Answer

**step1** Understanding the problem

The problem asks us to evaluate the given expression: $$ \frac{\sqrt{7} - \sqrt{2}}{\sqrt{7} + \sqrt{2}} $$
This is a fraction involving square roots in both the numerator and the denominator. To simplify such an expression, we typically rationalize the denominator.

**step2** Identifying the conjugate of the denominator

The denominator of the expression is $$ \sqrt{7} + \sqrt{2} $$.
To rationalize the denominator, we multiply both the numerator and the denominator by the conjugate of the denominator. The conjugate of $$ \sqrt{7} + \sqrt{2} $$ is $$ \sqrt{7} - \sqrt{2} $$.

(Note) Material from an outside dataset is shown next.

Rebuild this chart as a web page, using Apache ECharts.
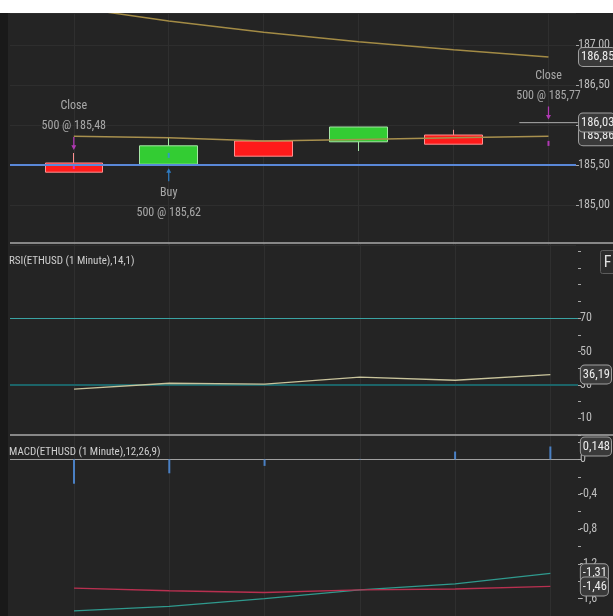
<!DOCTYPE html>
<html><head><meta charset="utf-8">
<script src="https://cdn.jsdelivr.net/npm/echarts@6/dist/echarts.min.js"></script>
<style>html,body{margin:0;padding:0;background:#fff;overflow:hidden}#c{width:613px;height:616px}</style>
</head><body><div id="c"></div>
<script>
// ---- data ----
const barIndex    = [0, 1, 2, 3, 4, 5];
const candleOpen  = [185.525, 185.51, 185.80, 185.79, 185.875, 186.03];
const candleClose = [185.41, 185.74, 185.61, 185.975, 185.76, 186.03];
const candleLow   = [185.41, 185.51, 185.61, 185.675, 185.76, 186.03];
const candleHigh  = [185.65, 185.85, 185.80, 185.975, 185.94, 186.03];
const slowMA = [187.47, 187.30, 187.16, 187.04, 186.94, 186.85];
const fastMA = [185.86, 185.84, 185.80, 185.82, 185.84, 185.86];
const positionPrice = 185.50;
const tradeIndex = [0, 1, 5];
const tradeSide  = ['Close', 'Buy', 'Close'];
const tradeQty   = [500, 500, 500];
const tradePrice = [185.48, 185.62, 185.77];
const rsiValues = [27.5, 31.0, 30.5, 34.7, 32.8, 36.19];
const rsiLevels = [70, 30];
const rsiLabelTicks = [10, 30, 50, 70];
const macdHist   = [-0.28, -0.16, -0.075, 0.005, 0.09, 0.148];
const macdLine   = [-1.74, -1.69, -1.60, -1.50, -1.43, -1.31];
const macdSignal = [-1.48, -1.51, -1.53, -1.50, -1.49, -1.46];
const rsiTitle  = 'RSI(ETHUSD (1 Minute),14,1)';
const macdTitle = 'MACD(ETHUSD (1 Minute),12,26,9)';

// ---- font pick (narrowest installed) ----
function pickFont(list) {
  const c = document.createElement('canvas').getContext('2d');
  const s = '500 @ 185,48 ETHUSD Minute';
  for (const f of list) {
    c.font = '20px monospace'; const a = c.measureText(s).width;
    c.font = "20px '" + f + "', monospace"; const b = c.measureText(s).width;
    if (Math.abs(a - b) > 0.5) return f;
  }
  return 'sans-serif';
}
const FONT_NAME = pickFont(['Liberation Sans Narrow', 'Arial Narrow', 'Roboto Condensed', 'Noto Sans Condensed',
  'Open Sans Condensed', 'DejaVu Sans Condensed', 'Liberation Sans', 'Roboto']);
const FONT = "'" + FONT_NAME + "', sans-serif";
const NARROW = /Narrow|Condensed/.test(FONT_NAME);
const FS_TEXT = NARROW ? 12 : 11;
const FS_AXIS = NARROW ? 12 : 11;
const FS_TAG = NARROW ? 12.5 : 11;
const FS_TITLE = NARROW ? 11 : 10.5;

// ---- helpers ----
const fmt = (v, d) => v.toFixed(d).replace('.', ',');
const last = barIndex.length - 1;
const pts = arr => barIndex.map(i => [i, arr[i]]);
function tag(value, digits) {
  return {
    symbol: 'circle', symbolSize: 1, itemStyle: {color: 'transparent'},
    label: {
      show: true, position: 'right', distance: 30,
      formatter: () => fmt(value, digits),
      color: '#ececec', fontSize: FS_TAG, fontFamily: FONT,
      backgroundColor: '#3a3a3a', borderColor: '#a0a0a0', borderWidth: 1,
      borderRadius: 4, padding: [3, 1, 2, 2]
    },
    data: [{coord: [barIndex[last], value], value: value}]
  };
}
const vGrid = barIndex.map(i => ({xAxis: i}));
const xRange = {min: -0.672, max: 5.29};
const yBase = {
  type: 'value', position: 'right', scale: true,
  axisLine: {show: false, onZero: false},
  axisTick: {show: true, length: 3, lineStyle: {color: '#a8a8a8'}},
  axisLabel: {color: '#bdbdbd', fontSize: FS_AXIS, fontFamily: FONT, margin: 2},
  splitLine: {show: false}
};

const chart = echarts.init(document.getElementById('c'));
chart.setOption({
  animation: false,
  backgroundColor: '#242424',
  title: [
    {text: rsiTitle, left: 9, top: 256, padding: 0,
     textStyle: {color: '#cfcfcf', fontSize: FS_TITLE, fontWeight: 'normal', fontFamily: FONT}},
    {text: macdTitle, left: 9, top: 447, padding: 0,
     textStyle: {color: '#cfcfcf', fontSize: FS_TITLE, fontWeight: 'normal', fontFamily: FONT}}
  ],
  grid: [
    {left: 10, right: 35, top: 13, height: 232},
    {left: 10, right: 35, top: 243, height: 192},
    {left: 10, right: 35, top: 435, height: 185}
  ],
  xAxis: [0, 1, 2].map(g => Object.assign({type: 'value', gridIndex: g, show: false,
    axisLine: {onZero: false}}, xRange)),
  yAxis: [
    Object.assign({}, yBase, {gridIndex: 0, min: 184.5, max: 187.4, interval: 0.5,
      axisLabel: Object.assign({}, yBase.axisLabel, {showMinLabel: false, showMaxLabel: false, formatter: v => fmt(v, 2)}),
      splitLine: {show: true, lineStyle: {color: '#2e2e2e'}}}),
    Object.assign({}, yBase, {gridIndex: 1, min: 0, max: 115, interval: 10,
      axisLabel: Object.assign({}, yBase.axisLabel, {showMaxLabel: false,
        formatter: v => rsiLabelTicks.includes(Math.round(v)) && Math.abs(v - Math.round(v)) < 1e-6 ? String(Math.round(v)) : ''})}),
    Object.assign({}, yBase, {gridIndex: 2, min: -1.8, max: 0.28, interval: 0.2,
      axisLabel: Object.assign({}, yBase.axisLabel, {showMaxLabel: false, formatter: v => {
        if (Math.abs(v) < 1e-9) return '0';
        const k = v / 0.4;
        return Math.abs(k - Math.round(k)) < 1e-6 ? fmt(v, 1) : '';
      }})})
  ],
  series: [
    // price panel
    {type: 'line', xAxisIndex: 0, yAxisIndex: 0, data: pts(fastMA), symbol: 'none',
     lineStyle: {color: '#a8904e', width: 1.5},
     markLine: {silent: true, symbol: 'none', z: 1, label: {show: false},
       lineStyle: {color: '#2f2f2f', type: 'solid', width: 1}, data: vGrid},
     markPoint: tag(fastMA[last], 2)},
    {type: 'candlestick', xAxisIndex: 0, yAxisIndex: 0, barWidth: 58,
     itemStyle: {color: '#33cc33', color0: '#ff1a1a', borderColor: '#a6e6a6', borderColor0: '#ff9090', borderWidth: 1},
     data: barIndex.map(i => {
       const v = [i, candleOpen[i], candleClose[i], candleLow[i], candleHigh[i]];
       if (candleOpen[i] === candleClose[i]) {
         return {value: v, itemStyle: {color: '#9a9a9a', color0: '#9a9a9a', borderColor: '#9a9a9a', borderColor0: '#9a9a9a', borderColorDoji: '#9a9a9a'}};
       }
       return v;
     }),
     markPoint: tag(candleClose[last], 2)},
    {type: 'line', xAxisIndex: 0, yAxisIndex: 0, data: pts(slowMA), symbol: 'none',
     lineStyle: {color: '#a38b45', width: 1.5},
     markLine: {silent: true, symbol: 'none', label: {show: false},
       lineStyle: {color: '#5a88d8', type: 'solid', width: 2}, data: [{yAxis: positionPrice}]},
     markPoint: tag(slowMA[last], 2)},
    // trade price ticks
    {type: 'scatter', xAxisIndex: 0, yAxisIndex: 0, symbol: 'rect', symbolSize: [2, 5], z: 4,
     data: tradeIndex.map((idx, k) => ({value: [idx, tradePrice[k]],
       itemStyle: {color: tradeSide[k] === 'Buy' ? '#2f8fe6' : '#d23cd6'}}))},
    // trade arrows and texts
    {type: 'scatter', xAxisIndex: 0, yAxisIndex: 0, z: 4, clip: false,
     data: tradeIndex.map((idx, k) => {
       const buy = tradeSide[k] === 'Buy';
       return {
         value: [idx, buy ? candleLow[idx] : candleHigh[idx]],
         symbol: buy ? 'path://M4,0 L8,5 L5,5 L5,14 L3,14 L3,5 L0,5 Z'
                     : 'path://M3,0 L5,0 L5,9 L8,9 L4,14 L0,9 L3,9 Z',
         symbolSize: [5, 13], symbolKeepAspect: false,
         symbolOffset: [0, buy ? 10.5 : -9.5],
         itemStyle: {color: buy ? '#2f8fe6' : '#d23cd6'},
         label: {show: true, position: buy ? 'bottom' : 'top', distance: buy ? 2 : 1,
           formatter: () => tradeSide[k] + '\n' + tradeQty[k] + ' @ ' + fmt(tradePrice[k], 2),
           color: '#c8c8c8', fontSize: FS_TEXT, lineHeight: 20, fontFamily: FONT, align: 'center'}
       };
     })},
    // RSI panel
    {type: 'line', xAxisIndex: 1, yAxisIndex: 1, data: pts(rsiValues), symbol: 'none',
     lineStyle: {color: '#c9c49c', width: 1.3},
     markLine: {silent: true, symbol: 'none', z: 1, label: {show: false},
       data: vGrid.map(d => Object.assign({lineStyle: {color: '#2f2f2f', type: 'solid', width: 1}}, d)).concat([
         {yAxis: rsiLevels[0], lineStyle: {color: '#3aa3a3', type: 'solid', width: 1.2}},
         {yAxis: rsiLevels[1], lineStyle: {color: '#1c6468', type: 'solid', width: 2}}])},
     markPoint: tag(rsiValues[last], 2)},
    // MACD panel
    {type: 'bar', xAxisIndex: 2, yAxisIndex: 2, data: pts(macdHist), barWidth: 2,
     itemStyle: {color: '#4a80c4'},
     markLine: {silent: true, symbol: 'none', z: 1, label: {show: false},
       data: vGrid.map(d => Object.assign({lineStyle: {color: '#2f2f2f', type: 'solid', width: 1}}, d)).concat([
         {yAxis: 0, lineStyle: {color: '#a0a0a0', type: 'solid', width: 1}}])},
     markPoint: tag(macdHist[last], 3)},
    {type: 'line', xAxisIndex: 2, yAxisIndex: 2, data: pts(macdLine), symbol: 'none',
     lineStyle: {color: '#2f9a8e', width: 1.3},
     markPoint: tag(macdLine[last], 2)},
    {type: 'line', xAxisIndex: 2, yAxisIndex: 2, data: pts(macdSignal), symbol: 'none',
     lineStyle: {color: '#b83050', width: 1.3},
     markPoint: tag(macdSignal[last], 2)}
  ],
  graphic: [
    {type: 'rect', left: 0, top: 0, z: 100, shape: {width: 613, height: 13}, style: {fill: '#ffffff'}},
    {type: 'rect', left: 0, top: 13, z: 100, shape: {width: 8, height: 603}, style: {fill: '#191919'}},
    {type: 'line', z: 50, shape: {x1: 10, y1: 243, x2: 613, y2: 243}, style: {stroke: '#a8a8a8', lineWidth: 1.5}},
    {type: 'line', z: 50, shape: {x1: 10, y1: 435, x2: 613, y2: 435}, style: {stroke: '#a8a8a8', lineWidth: 1.5}},
    {type: 'group', left: 600, top: 250, z: 60, children: [
      {type: 'rect', shape: {x: 0, y: 0, width: 20, height: 23, r: 2}, style: {fill: '#2c2c2c', stroke: '#5c5c5c', lineWidth: 1}},
      {type: 'text', style: {text: 'F', x: 7, y: 12, align: 'center', verticalAlign: 'middle', fontSize: 16, fill: '#e0e0e0', fontFamily: FONT}}
    ]}
  ]
});
</script></body></html>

**step3** Multiplying by the conjugate

We multiply the given expression by $$ \frac{\sqrt{7} - \sqrt{2}}{\sqrt{7} - \sqrt{2}} $$:
$$ \frac{\sqrt{7} - \sqrt{2}}{\sqrt{7} + \sqrt{2}} \times \frac{\sqrt{7} - \sqrt{2}}{\sqrt{7} - \sqrt{2}} $$

**step4** Simplifying the denominator

We use the difference of squares identity, $$(a+b)(a-b) = a^2 - b^2$$. In our denominator, $$ a = \sqrt{7} $$ and $$ b = \sqrt{2} $$.
$$ (\sqrt{7} + \sqrt{2})(\sqrt{7} - \sqrt{2}) = (\sqrt{7})^2 - (\sqrt{2})^2 $$
$$ = 7 - 2 $$
$$ = 5 $$
So, the simplified denominator is 5.

**step5** Simplifying the numerator

We use the square of a difference identity, $$(a-b)^2 = a^2 - 2ab + b^2$$. In our numerator, $$ a = \sqrt{7} $$ and $$ b = \sqrt{2} $$.
$$ (\sqrt{7} - \sqrt{2})^2 = (\sqrt{7})^2 - 2(\sqrt{7})(\sqrt{2}) + (\sqrt{2})^2 $$
$$ = 7 - 2\sqrt{7 \times 2} + 2 $$
$$ = 7 - 2\sqrt{14} + 2 $$
Now, we combine the whole numbers:
$$ = (7 + 2) - 2\sqrt{14} $$
$$ = 9 - 2\sqrt{14} $$
So, the simplified numerator is $$ 9 - 2\sqrt{14} $$.

**step6** Combining the simplified numerator and denominator

Now we place the simplified numerator over the simplified denominator:
$$ \frac{9 - 2\sqrt{14}}{5} $$
This is the final simplified form of the expression.